Over the last twenty years, the tradition of Sunday football has slowly crept into the rest of our week with games now occurring on Monday and Thursday nights. Fantasy football has controversially shifted fan values to the individual player. The NFL has its own TV network and a 24-hour news cycle. We are inundated with everything from updates on a quarterback’s pinkie finger, to the circus-like annual tradition of “Favre Watch.” As a whole, we’ve bit on their unashamedly explicit branding.
The power of greed, some argue, has spun the league out of control and into a less upright sport. Following the upcoming season, the NFL must face a few ugly hurdles that threaten to compromise the integrity of the league; namely the very grim reality that pro football might not exist in 2011. Disputes about length of season, concussions, and most of all, player salary, are running out of time to be resolved. Without a CBA negotiation that pleases both owners and players, pro football could turn into an uncapped league and go the way of Major League Baseball. In this situation, teams like the Cowboys and Redskins (the league’s most lucrative clubs) would become the football equivalent of the rich and famous New York Yankees, and all parity would likely be lost.
However, despite these challenges and forewarnings, NFL fans have shown that the bedrock of community and Home still trumps the individual player. The majority of fans still value home teams over individual superstar athletes. Teams like the Pittsburgh Steelers boast the most dedicated fan base in the league and yet had one of the league’s smallest operating incomes of 2008 at $14.4M, compared to the Washington Redskins’ $58M.
In 2008 Luke Russert wrote an op-ed piece for ESPN Magazine that outlined how the NFL can sustain fan interest by holding to its community emphasis, highlighting the preservation of the crisis-bound Buffalo Bills as a potentially pivotal move.
The league should man-up and give Buffalo fans a stake in the team, like in Green Bay. Under the Packers model (formed in 1923), 112,088 fans hold more than four million voting shares in the team, having paid from $5 (offered in 1923) to $200 (1998) per share. There’s no owner to pocket the profits, just an advisory group of fans to make sure every penny is reinvested in the team. The benefits are huge. In financial straits and need cash? A fan-owned team can sell more shares.
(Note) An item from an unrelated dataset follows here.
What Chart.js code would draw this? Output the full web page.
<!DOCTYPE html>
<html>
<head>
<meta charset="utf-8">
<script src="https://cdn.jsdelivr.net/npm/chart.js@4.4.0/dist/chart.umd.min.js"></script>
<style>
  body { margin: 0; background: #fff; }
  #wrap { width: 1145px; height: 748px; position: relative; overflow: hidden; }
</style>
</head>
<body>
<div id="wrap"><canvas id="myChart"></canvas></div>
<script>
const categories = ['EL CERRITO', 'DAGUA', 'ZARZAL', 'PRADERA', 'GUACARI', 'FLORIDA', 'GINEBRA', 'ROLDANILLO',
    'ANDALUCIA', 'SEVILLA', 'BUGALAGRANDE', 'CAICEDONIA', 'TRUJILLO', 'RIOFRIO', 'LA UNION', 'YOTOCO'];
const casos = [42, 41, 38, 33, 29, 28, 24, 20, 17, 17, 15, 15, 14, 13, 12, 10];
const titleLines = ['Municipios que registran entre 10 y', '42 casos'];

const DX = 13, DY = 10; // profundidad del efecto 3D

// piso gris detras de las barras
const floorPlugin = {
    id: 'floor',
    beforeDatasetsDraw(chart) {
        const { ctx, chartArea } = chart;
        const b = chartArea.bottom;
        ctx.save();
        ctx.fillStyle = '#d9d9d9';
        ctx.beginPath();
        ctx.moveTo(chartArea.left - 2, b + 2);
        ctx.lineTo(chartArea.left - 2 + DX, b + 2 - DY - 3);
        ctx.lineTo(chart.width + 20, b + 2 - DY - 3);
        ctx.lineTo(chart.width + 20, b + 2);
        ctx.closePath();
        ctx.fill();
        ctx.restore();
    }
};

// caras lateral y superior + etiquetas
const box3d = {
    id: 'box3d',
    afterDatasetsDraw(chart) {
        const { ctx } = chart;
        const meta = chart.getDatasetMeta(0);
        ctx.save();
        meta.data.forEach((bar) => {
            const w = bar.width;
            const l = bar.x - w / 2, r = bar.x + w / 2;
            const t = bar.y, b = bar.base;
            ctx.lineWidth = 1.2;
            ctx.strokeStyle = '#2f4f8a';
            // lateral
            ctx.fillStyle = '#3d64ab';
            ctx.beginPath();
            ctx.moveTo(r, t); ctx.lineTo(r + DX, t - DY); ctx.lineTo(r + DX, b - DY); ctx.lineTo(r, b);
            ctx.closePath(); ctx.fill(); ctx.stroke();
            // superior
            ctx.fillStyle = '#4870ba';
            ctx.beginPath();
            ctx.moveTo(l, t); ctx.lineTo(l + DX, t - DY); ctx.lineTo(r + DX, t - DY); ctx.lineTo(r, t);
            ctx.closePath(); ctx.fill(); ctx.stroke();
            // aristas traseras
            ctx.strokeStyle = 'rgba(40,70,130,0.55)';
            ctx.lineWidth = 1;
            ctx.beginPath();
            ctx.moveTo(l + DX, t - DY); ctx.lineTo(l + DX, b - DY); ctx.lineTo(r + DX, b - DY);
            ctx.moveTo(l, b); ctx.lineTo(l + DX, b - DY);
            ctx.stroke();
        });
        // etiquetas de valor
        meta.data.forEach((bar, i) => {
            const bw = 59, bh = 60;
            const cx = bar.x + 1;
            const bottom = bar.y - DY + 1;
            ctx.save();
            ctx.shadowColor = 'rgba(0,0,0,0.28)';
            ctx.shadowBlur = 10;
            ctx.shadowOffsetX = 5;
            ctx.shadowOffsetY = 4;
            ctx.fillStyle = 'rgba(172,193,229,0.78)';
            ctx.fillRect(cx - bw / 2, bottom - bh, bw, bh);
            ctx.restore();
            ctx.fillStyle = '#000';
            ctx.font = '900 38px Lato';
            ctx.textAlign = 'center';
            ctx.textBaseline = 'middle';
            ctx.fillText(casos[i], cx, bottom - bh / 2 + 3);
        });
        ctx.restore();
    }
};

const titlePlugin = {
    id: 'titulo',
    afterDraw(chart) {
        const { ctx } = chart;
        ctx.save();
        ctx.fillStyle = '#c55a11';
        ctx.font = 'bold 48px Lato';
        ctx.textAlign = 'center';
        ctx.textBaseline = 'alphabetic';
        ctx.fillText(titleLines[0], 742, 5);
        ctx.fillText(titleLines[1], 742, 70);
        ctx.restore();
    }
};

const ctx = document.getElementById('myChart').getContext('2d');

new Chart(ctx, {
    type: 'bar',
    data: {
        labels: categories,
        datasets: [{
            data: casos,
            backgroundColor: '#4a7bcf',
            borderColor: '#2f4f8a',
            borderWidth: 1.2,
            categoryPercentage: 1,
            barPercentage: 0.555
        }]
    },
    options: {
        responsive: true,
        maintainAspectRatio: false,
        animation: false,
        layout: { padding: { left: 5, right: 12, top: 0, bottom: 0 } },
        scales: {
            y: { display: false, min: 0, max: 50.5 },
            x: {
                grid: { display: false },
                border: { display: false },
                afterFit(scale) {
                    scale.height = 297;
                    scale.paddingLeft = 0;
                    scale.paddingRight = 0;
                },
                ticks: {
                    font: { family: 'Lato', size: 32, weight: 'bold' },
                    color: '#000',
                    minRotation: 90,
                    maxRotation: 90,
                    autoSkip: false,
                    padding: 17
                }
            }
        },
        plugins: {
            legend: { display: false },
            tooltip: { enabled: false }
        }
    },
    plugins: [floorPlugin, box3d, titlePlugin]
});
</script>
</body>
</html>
Need pols to approve a new stadium? Your franchise is co-owned by voters. If Buffalonians are given a stake in their team, I’ll wager . . . that the Bills open the 2015 season in new digs on the shores of Lake Erie. Hello, revenue!
The proposition isn’t as easy and foolproof as it sounds. There are many hurdles in taking the sport public (a 1961 ban on public ownership being the primary one, which could be overturned only through an owners agreement) and some argue private ownership is what brought the league into prominence in the first place. But Russert has NFL commissioner Roger Goodell on his side. “[Fan ownership provides] . . . a great bond with the community, something we’re trying to achieve,” said Goodell. Look no further than the faithful cheeseheads of Green Bay to see that it’s also good for the brand.
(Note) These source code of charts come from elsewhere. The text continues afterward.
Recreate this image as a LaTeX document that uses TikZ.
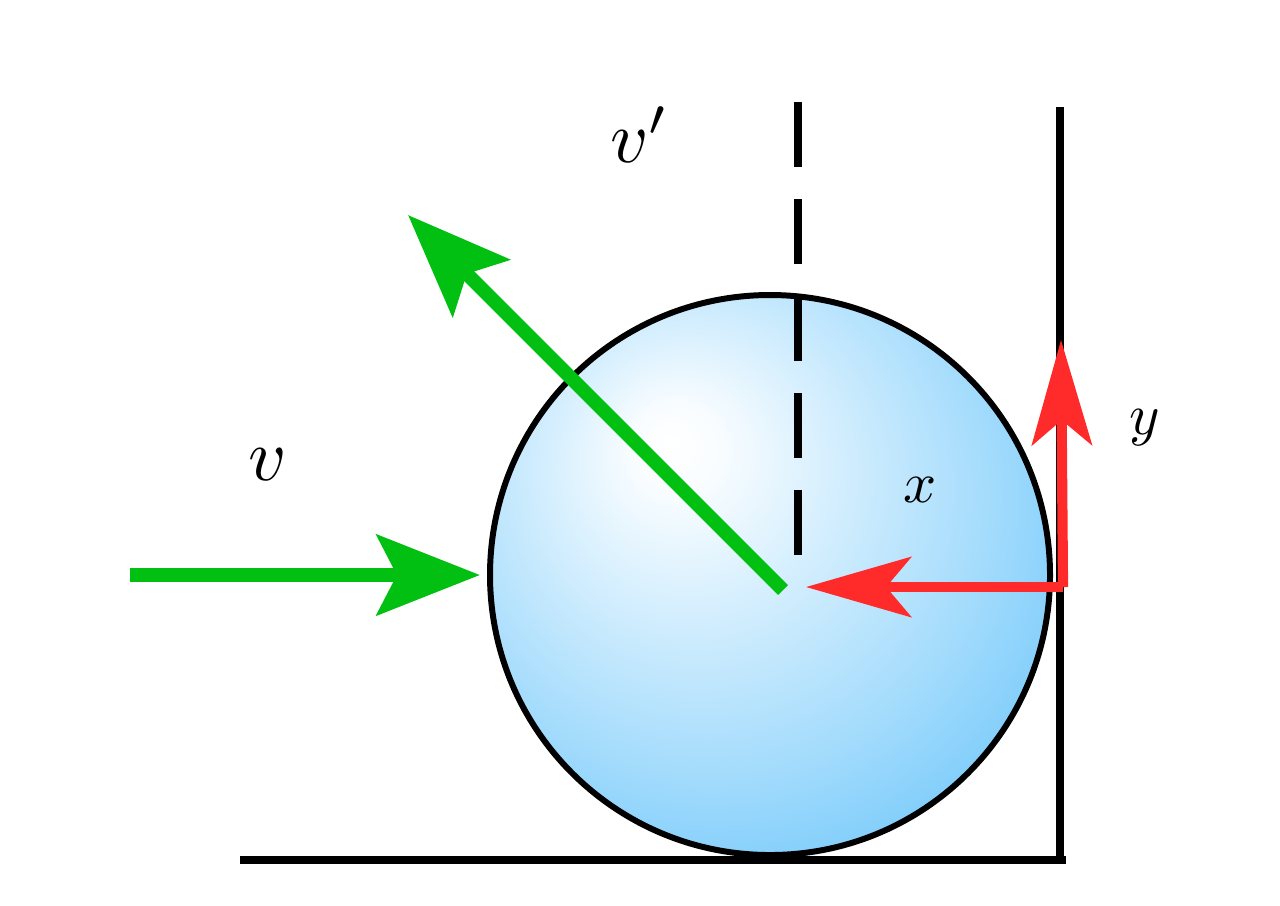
\documentclass[tikz,border=0pt]{standalone}
\usetikzlibrary{arrows.meta}
\definecolor{ballblue}{HTML}{1AA6F8}
\definecolor{vgreen}{HTML}{02C012}
\definecolor{vred}{HTML}{FF2A2A}
\pgfdeclareradialshading{ballshade}{\pgfpoint{-9bp}{12bp}}{color(0bp)=(white); color(4bp)=(white!97!ballblue); color(25bp)=(ballblue!40!white); color(48bp)=(ballblue!85!white); color(62bp)=(ballblue)}
\begin{document}
\begin{tikzpicture}[x=0.01cm,y=-0.01cm,
  gvec/.style={vgreen,line width=4pt,-{Stealth[length=1.03cm,width=0.8cm,inset=0.2cm]}},
  rvec/.style={vred,line width=2.9pt,-{Stealth[length=1.05cm,width=0.6cm,inset=0.25cm]}},
  lbl/.style={scale=2.1},
  slbl/.style={scale=1.65}]
\useasboundingbox (0,0) rectangle (1280,905);
\coordinate (c) at (770,575);
\shade[shading=ballshade] (c) circle (280);
\draw[line width=1.7pt] (c) circle (280);
\coordinate (f1) at (240,860); \coordinate (f2) at (1066,860);
\coordinate (w1) at (1060,107); \coordinate (w2) at (1060,860);
\draw[line width=2.4pt] (f1) -- (f2);
\draw[line width=2.4pt] (w1) -- (w2);
\coordinate (d1) at (798,102); \coordinate (d2) at (798,555);
\draw[line width=2.4pt,dash pattern=on 0.65cm off 0.32cm] (d1) -- (d2);
\coordinate (v0) at (130,575); \coordinate (v1) at (480,575);
\draw[gvec] (v0) -- (v1);
\coordinate (u0) at (783,590); \coordinate (u1) at (408,215);
\draw[gvec] (u0) -- (u1);
\coordinate (r0) at (1063,587); \coordinate (rx) at (806,587); \coordinate (ry) at (1061,340);
\draw[rvec] (r0) -- (rx);
\draw[rvec] (r0) -- (ry);
\node[lbl] (lv) at (268,465) {$v$};
\node[lbl] (lvp) at (640,135) {$v'$};
\node[slbl] (lx) at (920,490) {$x$};
\node[slbl] (ly) at (1145,428) {$y$};
\end{tikzpicture}
\end{document}
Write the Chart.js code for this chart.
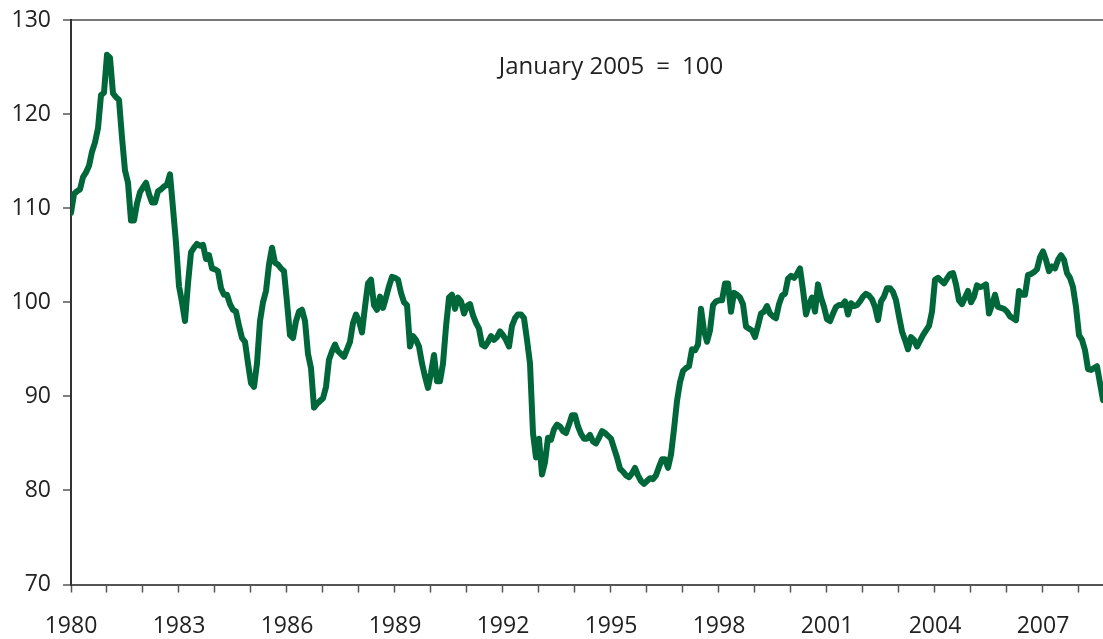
<!DOCTYPE html>
<html><head><meta charset="utf-8">
<script src="https://cdn.jsdelivr.net/npm/chart.js@4.4.1/dist/chart.umd.min.js"></script>
<style>html,body{margin:0;padding:0;background:#fff;overflow:hidden}</style>
</head><body>
<canvas id="c" width="1103" height="639"></canvas>
<script>
// ---- data (monthly index, January 2005 = 100) ----
const seriesLabel = 'Effective exchange rate index';
const noteText = 'January 2005 = 100';
const startYear = 1980;
const yMin = 70, yMax = 130, yStep = 10;
const labelEveryYears = 3;

const values1980s = [
  109.5,111.5,111.8,112,113.3,113.8,114.5,116,117,118.5,122,122.3,
  126.3,126,122.2,121.8,121.5,117.5,114,112.7,108.7,108.7,110.5,111.7,
  112.2,112.7,111.5,110.6,110.6,111.8,112,112.3,112.5,113.6,110,106.3,
  101.7,100,98,102,105.3,105.8,106.2,106,106.1,104.6,105,103.6,
  103.5,103.3,101.5,100.8,100.8,99.8,99.2,99,97.5,96.2,95.8,93.5,
  91.4,91,93.5,98,100,101.2,104,105.8,104.2,104,103.6,103.3,
  100,96.5,96.2,98,99,99.2,98,94.5,93,88.8,89.2,89.5,
  89.8,91,93.9,94.8,95.5,94.8,94.5,94.2,95,95.8,97.8,98.7,
  98,96.8,99.5,102,102.4,99.7,99.2,100.6,99.4,100.5,101.7,102.7,
  102.6,102.4,101,100,99.7,95.3,96.4,96,95.3,93.5,92.1,90.9
];
const values1990s = [
  92.5,94.4,91.6,91.6,93.5,97.4,100.5,100.8,99.3,100.5,100.1,98.8,
  99.6,99.8,98.6,97.8,97.2,95.5,95.3,95.8,96.4,96,96.3,96.9,
  96.5,96,95.3,97.5,98.3,98.7,98.7,98.3,96,93.5,86.1,83.5,
  85.5,81.7,83,85.6,85.4,86.5,87,86.8,86.3,86.1,87,88,
  88,86.8,86,85.5,85.5,85.9,85.2,85,85.6,86.3,86.1,85.8,
  85.5,84.5,83.5,82.3,82,81.6,81.4,81.8,82.4,81.6,81,80.7,
  81,81.3,81.2,81.6,82.5,83.3,83.3,82.4,83.8,86.5,89.5,91.5,
  92.7,93,93.2,95,94.9,95.5,99.3,97,95.8,97,99.7,100.1,
  100.2,100.2,102,102,99,101,100.8,100.5,99.8,97.4,97.2,97,
  96.3,97.5,98.8,99,99.6,98.8,98.5,98.3,99.8,100.7,100.9,102.5
];
const values2000s = [
  102.8,102.6,103,103.6,101.3,98.7,99.8,100.5,99,101.9,100.5,99.5,
  98.2,98,98.8,99.5,99.7,99.7,100.1,98.7,99.9,99.6,99.7,100.1,
  100.6,100.9,100.7,100.3,99.5,98.1,100.1,100.6,101.5,101.5,101.1,100.2,
  98.5,96.9,96,95,96.3,96,95.3,95.9,96.5,97,97.5,99,
  102.4,102.6,102.3,102,102.5,103,103.1,101.9,100.2,99.8,100.5,101.2,
  100,100.6,101.8,101.6,101.7,101.9,98.8,99.7,100.8,99.5,99.4,99.3,
  99,98.5,98.3,98.1,101.2,100.8,100.8,102.9,103,103.2,103.5,104.8,
  105.4,104.5,103.3,103.8,103.6,104.5,105,104.5,103.1,102.6,101.6,99.5,
  96.5,96,94.9,92.9,92.8,93,93.2,91.4,89.6
];

// ---- build ----
const allValues = values1980s.concat(values1990s, values2000s);
const points = allValues.map((v, i) => ({ x: startYear + i / 12, y: v }));
const xMax = startYear + (allValues.length - 1) / 12;

const FONT = "'Open Sans', 'Noto Sans', sans-serif";
const TEXT = '#222222';

const notePlugin = {
  id: 'note',
  afterDraw(chart) {
    const { ctx, scales } = chart;
    ctx.save();
    ctx.font = `24px ${FONT}`;
    ctx.fillStyle = TEXT;
    ctx.textAlign = 'center';
    ctx.textBaseline = 'middle';
    const txt = noteText.replace(' = ', '\u2002=\u2002');
    ctx.fillText(txt, scales.x.getPixelForValue(1995), scales.y.getPixelForValue(125));
    ctx.restore();
  }
};

new Chart(document.getElementById('c'), {
  type: 'line',
  data: {
    datasets: [{
      label: seriesLabel,
      data: points,
      borderColor: '#00673A',
      borderWidth: 6,
      pointRadius: 0,
      tension: 0,
      borderJoinStyle: 'round',
      borderCapStyle: 'round',
      fill: false
    }]
  },
  options: {
    responsive: false,
    animation: false,
    layout: { padding: { top: 20, right: 0, bottom: 0, left: 0 } },
    plugins: { legend: { display: false }, tooltip: { enabled: false } },
    scales: {
      x: {
        type: 'linear',
        min: startYear,
        max: xMax,
        afterFit(s) { s.height = 54.5; s.paddingLeft = 0; s.paddingRight = 0; },
        border: { display: true, color: '#555', width: 2 },
        grid: { drawOnChartArea: false, drawTicks: true, tickLength: 8, tickColor: '#555', tickWidth: 1.5 },
        ticks: {
          stepSize: 1,
          includeBounds: false,
          autoSkip: false,
          maxRotation: 0,
          padding: 20,
          color: TEXT,
          font: { family: FONT, size: 23 },
          callback: (v) => ((v - startYear) % labelEveryYears === 0 ? String(v) : '')
        }
      },
      y: {
        min: yMin,
        max: yMax,
        afterFit(s) { s.width = 71; s.paddingTop = 0; s.paddingBottom = 0; },
        border: { display: true, color: '#333', width: 2 },
        grid: {
          drawOnChartArea: true,
          drawTicks: true,
          tickLength: 8,
          tickColor: '#555',
          tickWidth: 1.5,
          lineWidth: 2,
          color: (c) => (c.tick && c.tick.value === yMax ? '#777' : 'rgba(0,0,0,0)')
        },
        ticks: {
          stepSize: yStep,
          padding: 12,
          color: TEXT,
          font: { family: FONT, size: 23 }
        }
      }
    }
  },
  plugins: [notePlugin]
});
</script>
</body></html>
Teams like the Green Bay Packers, Buffalo Bills, and Pittsburgh Steelers remind us that community ultimately trumps cash, and leads to larger profit margins in the long run. Total public ownership is probably too drastic a measure, but the attitude behind democratizing the sport is compelling to say the least.
As the NFL has proven over the last 25 years, working to advance community is not only an upright investment, it’s also a lucrative one. For the ultimate team sport, the NFL must wisely abide by its original principles if it is to sustain growth. Otherwise, 50 years from now NFL stadiums might look more like abandoned malls than cultural landmarks.